U.S. Army Gen. Xavier Brunson, commander of U.S. Forces Korea, arrives aboard the USS Carl Vinson aircraft carrier, March 1, 2025. (Isaiah Goessl/U.S. Navy)
A U.S. aircraft carrier and two warships arrived at South Korea’s largest port Sunday in a show of force aimed at deterring North Korean provocations, the South Korean navy said.
The USS Carl Vinson pulled into Busan, about 200 miles southeast of Seoul, as part of ongoing efforts by the United States and South Korea to strengthen cooperation and train for threats posed by North Korea, according to a South Korean navy news release.
The aircraft carrier was accompanied by the USS Princeton, a guided-missile cruiser, and the USS Sterett, a guided-missile destroyer, the release said. All three warships are homeported in San Diego.
“Our military will strongly punish any North Korean provocation, and the South Korea-U.S. alliance will support peace and stability on the Korean Peninsula and in the region through close cooperation,” South Korean navy Rear Adm. Lee Nam-gyu said in the release.
While in Busan, sailors from the three warships are scheduled to participate in cultural exchanges, including a visit to the U.N. Memorial Cemetery, where approximately 2,330 Korean War veterans are buried, according to the release.
Lt. Cmdr. Jamie Moroney, a spokeswoman for the U.S. Navy’s 7th Fleet based at Yokosuka Naval Base, Japan, said the carrier was making a “scheduled port visit” and declined to comment on its itinerary, citing operational security concerns.
“With almost seven decades of partnership, the U.S. and [South Korean] navies are working more closely and are more integrated than ever before,” she said in an email Sunday. “This port visit highlights our continued cooperation with [South Korea] and our strong support for the region.”
The aircraft carrier USS Carl Vinson docks in Busan, South Korea, Nov. 22, 2023. (David Choi/Stars and Stripes)
On Saturday, the commander of U.S. Forces Korea toured the Carl Vinson at sea alongside South Korean navy officials, according to a separate news release from the carrier strike group.
“The Carl Vinson’s presence here not only underscores the importance of both the maritime and air domains but also reaffirms our commitment to maintaining a free and open Indo-Pacific by integrating these unique capabilities into our comprehensive all-domain approach,” Army Gen. Xavier Brunson, commander of U.S. Forces Korea, said in the release.
The Carl Vinson is the first U.S. carrier to visit Busan since the USS Theodore Roosevelt docked there on June 24. Days later, the Theodore Roosevelt and its strike group took part in Freedom Edge, the first major trilateral maritime and aerial exercise involving the United States, South Korea and Japan.

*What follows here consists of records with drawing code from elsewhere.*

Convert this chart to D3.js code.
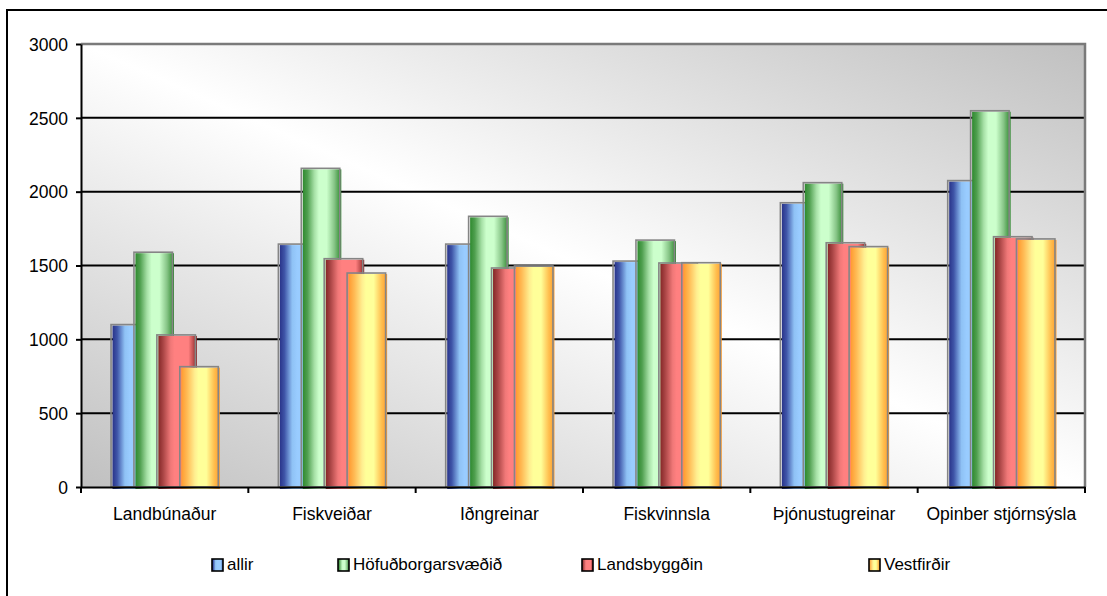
<!DOCTYPE html>
<html>
<head>
<meta charset="utf-8">
<script src="https://cdn.jsdelivr.net/npm/d3@7"></script>
<style>
  html, body { margin: 0; padding: 0; background: #ffffff; }
  svg { display: block; font-family: "Liberation Sans", Arial, sans-serif; }
</style>
</head>
<body>
<svg id="chart" width="1107" height="596"></svg>
<script>
// ---- data ----
const categories = ["Landbúnaður", "Fiskveiðar", "Iðngreinar", "Fiskvinnsla", "Þjónustugreinar", "Opinber stjórnsýsla"];
const seriesNames = ["allir", "Höfuðborgarsvæðið", "Landsbyggðin", "Vestfirðir"];
const allir = [1100, 1645, 1645, 1530, 1925, 2075];
const hofudborgarsvaedid = [1590, 2158, 1833, 1672, 2061, 2548];
const landsbyggdin = [1030, 1546, 1483, 1517, 1654, 1695];
const vestfirdir = [815, 1449, 1497, 1519, 1628, 1680];
const yTicks = [0, 500, 1000, 1500, 2000, 2500, 3000];

const seriesValues = [allir, hofudborgarsvaedid, landsbyggdin, vestfirdir];

// ---- layout ----
const svg = d3.select("#chart");
const plot = { left: 81, right: 1085, top: 44, bottom: 487 };

const y = d3.scaleLinear().domain([0, 3000]).range([plot.bottom, plot.top]);
const x = d3.scaleBand().domain(categories).range([plot.left, plot.right]).padding(0);

// ---- gradients ----
const defs = svg.append("defs");
const bg = defs.append("linearGradient").attr("id", "bgGrad")
  .attr("x1", 0).attr("y1", 1).attr("x2", 1).attr("y2", 0);
bg.append("stop").attr("offset", 0).attr("stop-color", "#c0c0c0");
bg.append("stop").attr("offset", 0.5).attr("stop-color", "#ffffff");
bg.append("stop").attr("offset", 1).attr("stop-color", "#c0c0c0");

const gradStops = [
  [[0, "#29348a"], [0.12, "#3f55a8"], [0.32, "#8fc2f5"], [0.45, "#99ccff"], [0.8, "#99ccff"], [1, "#3f5fb0"]],
  [[0, "#2f8a2f"], [0.12, "#4f9f4f"], [0.3, "#a6e0a6"], [0.42, "#ccffcc"], [0.62, "#ccffcc"], [0.82, "#86c486"], [1, "#2a862a"]],
  [[0, "#862828"], [0.12, "#a84444"], [0.32, "#f07878"], [0.42, "#ff8080"], [0.78, "#ff8080"], [0.9, "#c05050"], [1, "#861c1c"]],
  [[0, "#ff9a30"], [0.15, "#ffbb55"], [0.35, "#ffee90"], [0.45, "#ffff99"], [0.65, "#ffff99"], [0.85, "#ffc050"], [1, "#ff9a2a"]]
];
gradStops.forEach((stops, i) => {
  const g = defs.append("linearGradient").attr("id", "barGrad" + i)
    .attr("x1", 0).attr("y1", 0).attr("x2", 1).attr("y2", 0);
  stops.forEach(s => g.append("stop").attr("offset", s[0]).attr("stop-color", s[1]));
});

// ---- outer frame ----
svg.append("rect").attr("x", 7).attr("y", 10).attr("width", 1120).attr("height", 620)
  .attr("fill", "#ffffff").attr("stroke", "#000000").attr("stroke-width", 2);

// ---- plot background ----
svg.append("rect").attr("x", plot.left).attr("y", plot.top)
  .attr("width", plot.right - plot.left).attr("height", plot.bottom - plot.top)
  .attr("fill", "url(#bgGrad)");

// ---- gridlines ----
svg.append("g").selectAll("line").data(yTicks.filter(t => t > 0 && t < 3000)).join("line")
  .attr("x1", plot.left).attr("x2", plot.right)
  .attr("y1", d => y(d)).attr("y2", d => y(d))
  .attr("stroke", "#000000").attr("stroke-width", 2);

// plot border top/right (gray)
svg.append("path")
  .attr("d", `M${plot.left},${y(3000)}H${plot.right}V${plot.bottom}`)
  .attr("fill", "none").attr("stroke", "#7a7a7a").attr("stroke-width", 2.5);

// ---- bars ----
const nS = seriesNames.length;
const overlap = 0.405;
const bw = x.bandwidth();
const barW = bw / (nS * (1 - overlap) + overlap + 1.56);
const step = barW * (1 - overlap);
const groupW = step * (nS - 1) + barW;

const barsG = svg.append("g");
categories.forEach((cat, ci) => {
  const x0 = x(cat) + (bw - groupW) / 2;
  seriesValues.forEach((vals, si) => {
    const bx = x0 + si * step;
    const by = y(vals[ci]);
    const h = plot.bottom - by;
    barsG.append("rect")
      .attr("x", bx + 1.5).attr("y", by + 1)
      .attr("width", barW).attr("height", h + 1)
      .attr("fill", `url(#barGrad${si})`);
    barsG.append("rect")
      .attr("x", bx).attr("y", by)
      .attr("width", barW).attr("height", h)
      .attr("fill", "none").attr("stroke", "#858585").attr("stroke-width", 1.6);
  });
});

// ---- axes ----
const yAxis = svg.append("g").attr("transform", `translate(${plot.left},0)`)
  .call(d3.axisLeft(y).tickValues(yTicks).tickFormat(d3.format("d"))
    .tickSize(5).tickSizeOuter(0).tickPadding(8));
yAxis.select(".domain").attr("stroke", "#000").attr("stroke-width", 2);
yAxis.selectAll(".tick line").attr("stroke", "#000").attr("stroke-width", 2);
yAxis.selectAll(".tick text").attr("font-size", "17.5px").attr("fill", "#000")
  .attr("font-family", "'Liberation Sans', Arial, sans-serif").attr("dy", "0.36em");

const xAxis = svg.append("g").attr("transform", `translate(0,${plot.bottom})`)
  .call(d3.axisBottom(x).tickSize(0).tickSizeOuter(0).tickPadding(21));
xAxis.select(".domain").attr("stroke", "#000").attr("stroke-width", 2);
xAxis.selectAll(".tick text").attr("font-size", "17.5px").attr("fill", "#000")
  .attr("font-family", "'Liberation Sans', Arial, sans-serif");

// category boundary ticks
const bounds = categories.map(c => x(c)).concat([x(categories[categories.length - 1]) + bw]);
svg.append("g").selectAll("line").data(bounds).join("line")
  .attr("x1", d => d).attr("x2", d => d)
  .attr("y1", plot.bottom).attr("y2", plot.bottom + 6)
  .attr("stroke", "#000").attr("stroke-width", 2);

// ---- legend ----
const legendX = [212, 338, 582, 869];
const legend = svg.append("g");
seriesNames.forEach((name, i) => {
  const g = legend.append("g").attr("transform", `translate(${legendX[i]},559)`);
  g.append("rect").attr("x", 0).attr("y", 0).attr("width", 11).attr("height", 12)
    .attr("fill", `url(#barGrad${i})`).attr("stroke", "#000").attr("stroke-width", 1.6);
  g.append("text").attr("x", 15).attr("y", 11)
    .attr("font-size", "17px").attr("fill", "#000").text(name);
});
</script>
</body>
</html>
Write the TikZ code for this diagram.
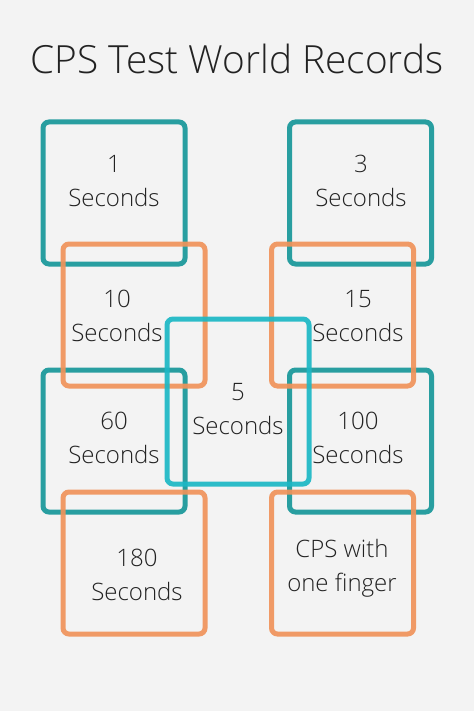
\documentclass[tikz,border=0pt]{standalone}
\usepackage{fontspec}
\setmainfont{Open Sans Light}
\usepackage{xcolor}
\definecolor{bgcolor}{HTML}{F3F3F3}
\definecolor{tealcolor}{HTML}{17979A}
\definecolor{orangecolor}{HTML}{F0935A}
\definecolor{cyancolor}{HTML}{1CB8C5}
\definecolor{inkcolor}{HTML}{222222}

\begin{document}
\begin{tikzpicture}[x=1pt, y=-1pt, every node/.style={text=inkcolor}, box/.style={draw, line width=5pt, rounded corners=6pt, minimum width=142pt, minimum height=142pt, inner sep=0pt, opacity=0.92}, label/.style={align=center, font=\fontsize{24}{34}\selectfont}]
    \fill[bgcolor] (0,0) rectangle (474,711);
    \node[font=\fontsize{38.8}{40}\selectfont] (title) at (237,59) {CPS Test World Records};
    % teal boxes
    \node[box, draw=tealcolor] (one) at (114,193) {};
    \node[box, draw=tealcolor] (three) at (360.5,193) {};
    \node[box, draw=tealcolor] (sixty) at (114,441) {};
    \node[box, draw=tealcolor] (hundred) at (360.5,441) {};
    % orange boxes
    \node[box, draw=orangecolor] (ten) at (134,315) {};
    \node[box, draw=orangecolor] (fifteen) at (342.5,315) {};
    \node[box, draw=orangecolor] (oneeighty) at (134,563) {};
    \node[box, draw=orangecolor] (finger) at (342.5,563) {};
    % middle box
    \node[box, draw=cyancolor, minimum height=165pt] (five) at (238,401.5) {};
    \node[label] (onetxt) at (114,181) {1\\Seconds};
    \node[label] (threetxt) at (361,181) {3\\Seconds};
    \node[label] (tentxt) at (117,316) {10\\Seconds};
    \node[label] (fifteentxt) at (358,316) {15\\Seconds};
    \node[label] (fivetxt) at (238,409) {5\\Seconds};
    \node[label] (sixtytxt) at (114,438) {60\\Seconds};
    \node[label] (hundredtxt) at (358,438) {100\\Seconds};
    \node[label] (oneeightytxt) at (137,575) {180\\Seconds};
    \node[label] (fingertxt) at (342,568) {CPS with\\one finger};
  \end{tikzpicture}
\end{document}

The Carl Vinson last visited Busan on Nov. 21, 2023, before conducting a one-day air-defense and maritime maneuver drill with South Korean and Japanese warships, according to South Korea’s Ministry of National Defense.
The U.S. and South Korean militaries are scheduled to hold Freedom Shield later this month, a two-week air, land and sea exercise expected to involve thousands of troops from both countries.
North Korea routinely denounces the presence of U.S. strategic assets in the South. After the nuclear-powered submarine USS Alexandria docked at Busan on Feb. 10, the state-run Korean Central News Agency called the deployment an “undeniable threat” and warned of an unspecified “counteraction against our rivals.”
On Wednesday, North Korea launched several cruise missiles that flew 990 miles off its western coast in a test to confirm the weapons’ reliability, KCNA reported Friday.